Information shown

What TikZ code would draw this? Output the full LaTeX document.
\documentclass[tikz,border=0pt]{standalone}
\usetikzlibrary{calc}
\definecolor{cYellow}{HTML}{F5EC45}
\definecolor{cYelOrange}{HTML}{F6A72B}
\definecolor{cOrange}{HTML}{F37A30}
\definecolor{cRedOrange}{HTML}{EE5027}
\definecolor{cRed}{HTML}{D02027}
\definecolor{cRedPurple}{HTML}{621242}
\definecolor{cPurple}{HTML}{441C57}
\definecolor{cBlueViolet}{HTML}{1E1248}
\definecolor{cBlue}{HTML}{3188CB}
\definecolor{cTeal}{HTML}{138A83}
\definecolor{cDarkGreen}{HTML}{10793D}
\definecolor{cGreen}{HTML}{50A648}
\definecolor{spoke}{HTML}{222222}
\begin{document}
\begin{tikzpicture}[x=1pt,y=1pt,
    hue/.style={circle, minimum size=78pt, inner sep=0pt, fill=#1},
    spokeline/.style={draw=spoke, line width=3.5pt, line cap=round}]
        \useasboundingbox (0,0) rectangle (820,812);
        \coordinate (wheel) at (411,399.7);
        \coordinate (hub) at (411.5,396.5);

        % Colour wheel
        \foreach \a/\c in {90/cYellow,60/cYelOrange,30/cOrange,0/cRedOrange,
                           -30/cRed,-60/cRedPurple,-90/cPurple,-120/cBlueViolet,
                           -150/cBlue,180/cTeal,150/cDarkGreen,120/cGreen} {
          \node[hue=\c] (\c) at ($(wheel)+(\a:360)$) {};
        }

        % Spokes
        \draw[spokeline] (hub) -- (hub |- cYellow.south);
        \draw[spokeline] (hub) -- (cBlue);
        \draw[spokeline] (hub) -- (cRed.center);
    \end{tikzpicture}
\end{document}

Task
Your task is to quote the listing above word for word.

Completed exercise
What TikZ code would draw this? Output the full LaTeX document.
\documentclass[tikz,border=0pt]{standalone}
\usetikzlibrary{calc}
\definecolor{cYellow}{HTML}{F5EC45}
\definecolor{cYelOrange}{HTML}{F6A72B}
\definecolor{cOrange}{HTML}{F37A30}
\definecolor{cRedOrange}{HTML}{EE5027}
\definecolor{cRed}{HTML}{D02027}
\definecolor{cRedPurple}{HTML}{621242}
\definecolor{cPurple}{HTML}{441C57}
\definecolor{cBlueViolet}{HTML}{1E1248}
\definecolor{cBlue}{HTML}{3188CB}
\definecolor{cTeal}{HTML}{138A83}
\definecolor{cDarkGreen}{HTML}{10793D}
\definecolor{cGreen}{HTML}{50A648}
\definecolor{spoke}{HTML}{222222}
\begin{document}
\begin{tikzpicture}[x=1pt,y=1pt,
    hue/.style={circle, minimum size=78pt, inner sep=0pt, fill=#1},
    spokeline/.style={draw=spoke, line width=3.5pt, line cap=round}]
        \useasboundingbox (0,0) rectangle (820,812);
        \coordinate (wheel) at (411,399.7);
        \coordinate (hub) at (411.5,396.5);

        % Colour wheel
        \foreach \a/\c in {90/cYellow,60/cYelOrange,30/cOrange,0/cRedOrange,
                           -30/cRed,-60/cRedPurple,-90/cPurple,-120/cBlueViolet,
                           -150/cBlue,180/cTeal,150/cDarkGreen,120/cGreen} {
          \node[hue=\c] (\c) at ($(wheel)+(\a:360)$) {};
        }

        % Spokes
        \draw[spokeline] (hub) -- (hub |- cYellow.south);
        \draw[spokeline] (hub) -- (cBlue);
        \draw[spokeline] (hub) -- (cRed.center);
    \end{tikzpicture}
\end{document}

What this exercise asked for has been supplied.